A long-time motorsport enthusiast and classic car owner wasn't happy the other day at the World Rally Championship near Kaukapakapa. It wasn't the rally cars that annoyed him, but the police cars with speed cameras.
"It was a disgrace," he said. "Here we were, genuine rally fans on our way to watch, and the cops are out on back-country roads booking people. Three cars were working the area from 9 am to noon. How cynical can the revenue-gathers get? Go to one of the European rallies and the cops are helping to organise parking and to get people to vantage points. Here, they see it as a chance to punish people. It's got nothing to do with road safety. It's just another way to get money from the ordinary bloke to help pay for the social services in this country."
Up they'll go
The price of cars in New Zealand is set to rise over the next three to four years, says Toyota executive Alistair Davis. Since December 1992, new-car prices have fallen by 20 per cent in relation to wages in New Zealand. But prices could rise to 1992 levels next year if the dollar continues to weaken. "The exchange rate collapse looks as though it will significantly erode the benefits that buyers of new vehicles have enjoyed over the past few years, and this is one of the major issues facing the new-vehicle business for the next three to four years," he says.
Back to the clouds
Chrysler is to move out of Detroit and into the shiny Chrysler Building in New York, once the world's tallest skyscraper. The stainless-steel tower, built in 1930, is adorned with hubcaps and racing cars, hood ornaments and wheel spokes.
Chrysler is moving back because it feels it has lost its American identity and the confidence of investors since it merged with German giant Daimler-Benz in 1988. It wants to recapture its roots in America's jazz age of the 1920s and 30s. Despite the glitter of its Art Deco exterior, the building has rarely been a commercial success.
In his early days the founder, Walter P. Chrysler, occupied offices at the top of the 77-storey building where he would entertain fellow tycoons at his private Cloud Club. After he died in 1940, many sections of the building fell into disuse and floors were taken over by artists and writers.
Photographer Margaret Bourke-White lived on the 61st floor, where she would clamber on to the building's ledges to take many of the best-known images of the skyscraper and the city below.
Writer and film critic James Agee would dangle from window ledges by his fingertips - he said he did it to thicken his blood.

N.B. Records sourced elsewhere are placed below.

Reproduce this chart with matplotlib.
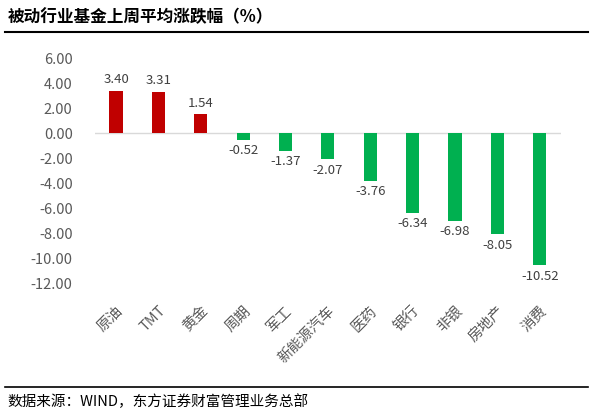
import matplotlib
matplotlib.use('Agg')
import matplotlib.pyplot as plt

plt.rcParams['font.family'] = ['Noto Sans CJK SC', 'DejaVu Sans']

# data
categories = ['原油', 'TMT', '黄金', '周期', '军工', '新能源汽车', '医药', '银行', '非银', '房地产', '消费']
values = [3.40, 3.31, 1.54, -0.52, -1.37, -2.07, -3.76, -6.34, -6.98, -8.05, -10.52]
yticks = [6, 4, 2, 0, -2, -4, -6, -8, -10, -12]

title = '被动行业基金上周平均涨跌幅（%）'
source = '数据来源：WIND，东方证券财富管理业务总部'

fig = plt.figure(figsize=(5.93, 4.15), dpi=100)
ax = fig.add_axes([0.160, 0.3157, 0.786, 0.5443])

colors = ['#C00000' if v >= 0 else '#00B050' for v in values]
x = range(len(categories))
bars = ax.bar(x, values, width=0.31, color=colors, zorder=2)

# value labels
for i, v in enumerate(values):
    off = 0.35 if v >= 0 else -0.35
    ax.text(i, v + off, f'{v:.2f}', ha='center', va='bottom' if v >= 0 else 'top',
            fontsize=9.5, color='#404040')

ax.axhline(0, color='#D9D9D9', lw=1, zorder=1)
ax.set_xlim(-0.5, len(categories) - 0.5)
ax.set_ylim(-12, 6)
ax.set_yticks(yticks)
ax.set_yticklabels([f'{t:.2f}' for t in yticks], fontsize=10.5, color='#595959')
ax.tick_params(axis='y', length=0, pad=16)
ax.set_xticks(list(x))
ax.set_xticklabels(categories, rotation=45, ha='right', rotation_mode='anchor',
                   fontsize=10.5, color='#595959')
ax.tick_params(axis='x', length=0, pad=14)
for s in ax.spines.values():
    s.set_visible(False)

# title and source with separator lines
fig.text(0.013, 0.958, title, fontsize=12, fontweight='bold', color='black', va='center')
fig.add_artist(plt.Line2D([0.008, 0.992], [0.922, 0.922], color='black', lw=1.5))
fig.add_artist(plt.Line2D([0.008, 0.992], [0.068, 0.068], color='black', lw=1.2))
fig.text(0.013, 0.032, source, fontsize=10.5, color='black', va='center')

fig.savefig('out.png', dpi=100)
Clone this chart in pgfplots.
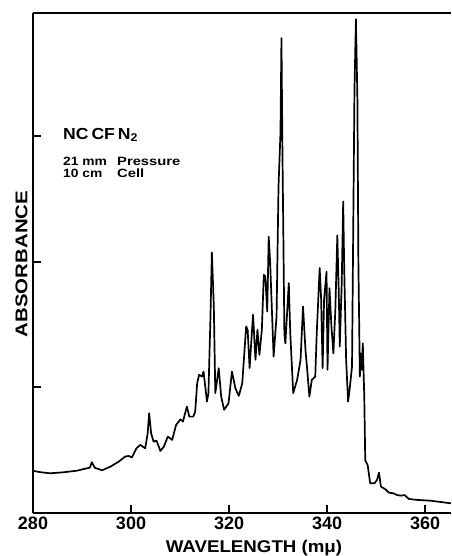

In 1997, a consortium of property developers and banks bought the building for $500 million and has set about reviving it. The club has been reclaimed from vandalism and water damage, and will soon be restored.
Road skills good, too
Ford driving instructors might take some credit for the All Blacks' memorable win over Australia last Saturday.
The Ford Advanced Drivers School tested the players' road skills at the Whenuapai Air Force base.
"I was impressed with how the team performed," says Mark Cooper, the school's manager. "There is often a tendency in a group such as this for a sense of bravado to prevail, but everybody was dedicated to refining skills and learning new techniques. I believe they all gained a greater sense of road awareness from completing the course."
And the manager of the All Blacks, Andrew Martin, was also impressed. "I know that a lot of the boys now realise the difference that a few extra kilometres of speed make to the stopping distance of a vehicle."
We are the world
A driver in London has been fined for drinking mineral water while she was stationary at a red light.
This follows a fellow being fined for eating a chocolate bar while driving on the motorway around London.